Second, pay attention to the "smell" of the storm. You know that metallic, fresh scent? That’s ozone. Strong downdrafts from high altitudes carry ozone ($O_3$) down to the surface. If you can smell it, the storm is likely already venting its energy directly above or near you.

Actionable Pre-Storm Checklist

Forget the "bread and milk" panic. If you sense the calm, do these specific things:

  1. Check the "Lee" Side: Walk around your house. Objects on the side of the house facing away from the wind often get sucked into the storm’s path due to pressure differentials. Secure the "loose" stuff first.
  2. The Freezer Trick: If you’re worried about power, put a cup of water in the freezer. Once it's frozen, put a penny on top. If the storm knocks out power and the penny is at the bottom of the cup when you return, your food thawed and refroze. Toss it.
  3. Charge the Low-Tech: We all charge our phones, but charge your headlamps and portable power banks.
  4. Seal the Envelope: Close and lock all windows. Locking them actually provides a stronger structural seal against wind pressure than just pulling them shut.

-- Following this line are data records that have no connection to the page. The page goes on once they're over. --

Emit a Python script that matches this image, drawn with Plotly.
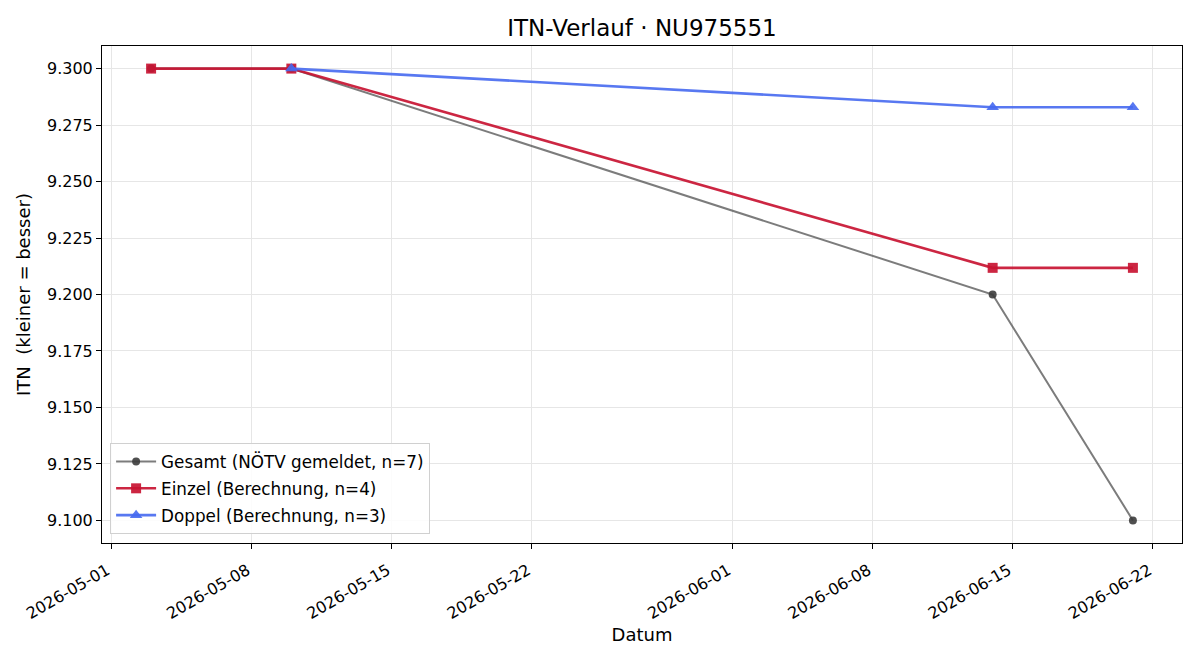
import plotly.graph_objects as go

# Data
gesamt_dates = ["2026-05-03", "2026-05-10", "2026-06-14", "2026-06-21"]
gesamt_vals = [9.300, 9.300, 9.200, 9.100]
einzel_dates = ["2026-05-03", "2026-05-10", "2026-06-14", "2026-06-21"]
einzel_vals = [9.300, 9.300, 9.2118, 9.2118]
doppel_dates = ["2026-05-10", "2026-06-14", "2026-06-21"]
doppel_vals = [9.300, 9.2829, 9.2829]

x_tick_vals = ["2026-05-01", "2026-05-08", "2026-05-15", "2026-05-22",
               "2026-06-01", "2026-06-08", "2026-06-15", "2026-06-22"]
y_tick_vals = [9.100, 9.125, 9.150, 9.175, 9.200, 9.225, 9.250, 9.275, 9.300]

FONT = "DejaVu Sans"

fig = go.Figure()
fig.add_trace(go.Scatter(
    x=gesamt_dates, y=gesamt_vals, mode="lines+markers",
    name="Gesamt (NÖTV gemeldet, n=7)", legendgroup="g",
    line=dict(color="rgba(68,68,68,0.7)", width=2),
    marker=dict(symbol="circle", size=8, color="rgba(60,60,60,0.9)"),
))
fig.add_trace(go.Scatter(
    x=einzel_dates, y=einzel_vals, mode="lines+markers",
    name="Einzel (Berechnung, n=4)", legendgroup="e",
    line=dict(color="rgba(200,20,50,0.92)", width=2.6),
    marker=dict(symbol="square", size=10, color="rgba(200,20,50,0.92)"),
))
fig.add_trace(go.Scatter(
    x=doppel_dates, y=doppel_vals, mode="lines+markers",
    name="Doppel (Berechnung, n=3)", legendgroup="d",
    line=dict(color="rgba(70,105,240,0.9)", width=2.6),
    marker=dict(symbol="triangle-up", size=11, color="rgba(70,105,240,0.9)"),
))

fig.update_layout(
    width=1200, height=660,
    margin=dict(l=102, r=18, t=46, b=117),
    paper_bgcolor="white", plot_bgcolor="white",
    font=dict(family=FONT, size=16, color="black"),
    title=dict(text="ITN-Verlauf · NU975551", x=0.5, xref="paper",
               xanchor="center", y=1 - 28 / 660, yanchor="middle",
               font=dict(size=23)),
    legend=dict(x=0.0075, y=0.018, xanchor="left", yanchor="bottom",
                bgcolor="rgba(255,255,255,0.85)", bordercolor="#d0d0d0",
                borderwidth=1, font=dict(size=16.8), tracegroupgap=2,
                itemwidth=40),
    showlegend=True,
)

fig.update_xaxes(
    type="date",
    range=["2026-04-30 13:12", "2026-06-23 10:48"],
    tickvals=x_tick_vals, ticktext=x_tick_vals,
    tickangle=-30, tickfont=dict(size=16),
    ticklabelstandoff=6, ticklabelshift=-4,
    showgrid=True, gridcolor="#e6e6e6", gridwidth=1,
    showline=True, linecolor="black", linewidth=1, mirror=True,
    ticks="outside", ticklen=5, tickcolor="black",
    title=dict(text="Datum", font=dict(size=18), standoff=6),
    zeroline=False,
)
fig.update_yaxes(
    range=[9.09, 9.31],
    tickvals=y_tick_vals, tickformat=".3f", tickfont=dict(size=16),
    showgrid=True, gridcolor="#e6e6e6", gridwidth=1,
    showline=True, linecolor="black", linewidth=1, mirror=True,
    ticks="outside", ticklen=5, tickcolor="black",
    title=dict(text="ITN  (kleiner = besser)", font=dict(size=18), standoff=11),
    zeroline=False,
)

fig.write_html("out.html")
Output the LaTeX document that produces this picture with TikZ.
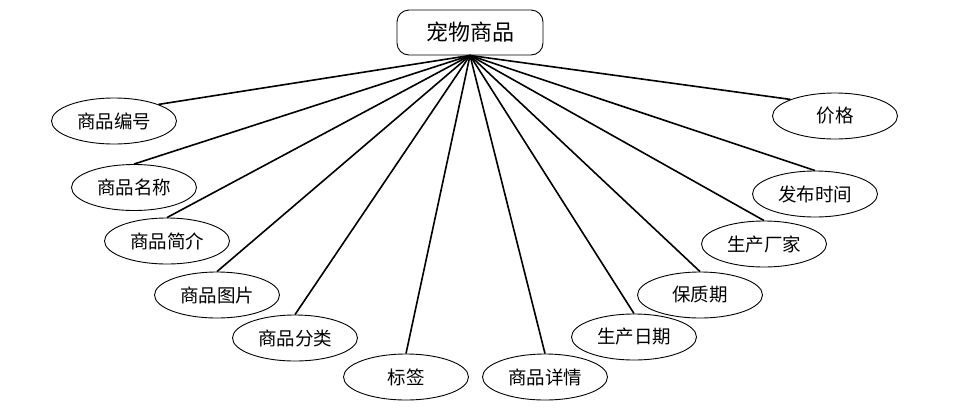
\documentclass[tikz,border=0pt]{standalone}
\usepackage{fontspec}
\newfontfamily\cjk{Noto Sans CJK SC}
\usetikzlibrary{shapes.geometric}
\tikzstyle{entity} = [rectangle, draw, rounded corners=12pt, line width=0.9pt, minimum width=146pt, minimum height=45pt, font=\cjk\fontsize{22}{22}\selectfont]
\tikzstyle{attr} = [ellipse, draw, line width=0.9pt, minimum width=125pt, minimum height=46pt, inner sep=0pt, font=\cjk\fontsize{18.5}{18.5}\selectfont]
\tikzstyle{link} = [line width=1.6pt]

\begin{document}
\begin{tikzpicture}[x=1pt,y=-1pt]
\useasboundingbox[fill=white] (0,0) rectangle (963,416);

% Nodes
\node (pet) [entity] at (470,32.5) {宠物商品};
\node (id) [attr] at (114,121) {商品编号};
\node (name) [attr] at (134,187.5) {商品名称};
\node (intro) [attr] at (167,241) {商品简介};
\node (pic) [attr] at (217,295) {商品图片};
\node (cat) [attr] at (295,338) {商品分类};
\node (tag) [attr] at (406,377) {标签};
\node (detail) [attr] at (545,377) {商品详情};
\node (mfd) [attr] at (634,337) {生产日期};
\node (shelf) [attr] at (700,295) {保质期};
\node (maker) [attr] at (764,244) {生产厂家};
\node (pub) [attr] at (815,194) {发布时间};
\node (price) [attr] at (835,116) {价格};

% Lines
\draw [link] (pet.south) -- (id.north east);
\draw [link] (pet.south) -- (price.north west);
\foreach \n in {name,intro,pic,cat,tag,detail,mfd,shelf,maker,pub}
  \draw [link] (pet.south) -- (\n.north);

\end{tikzpicture}
\end{document}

The calm before the storm is a gift of time. It’s the atmosphere giving you a final warning. While the silence feels peaceful, it’s actually the sound of energy being gathered.

Respect the quiet. It’s the most dangerous part of the day because it tricks you into thinking you're safe when you're actually standing in the intake of a giant atmospheric engine. Keep your eyes on the horizon and your ears open for when the birds start singing again—that’s the only real sign that the danger has actually passed.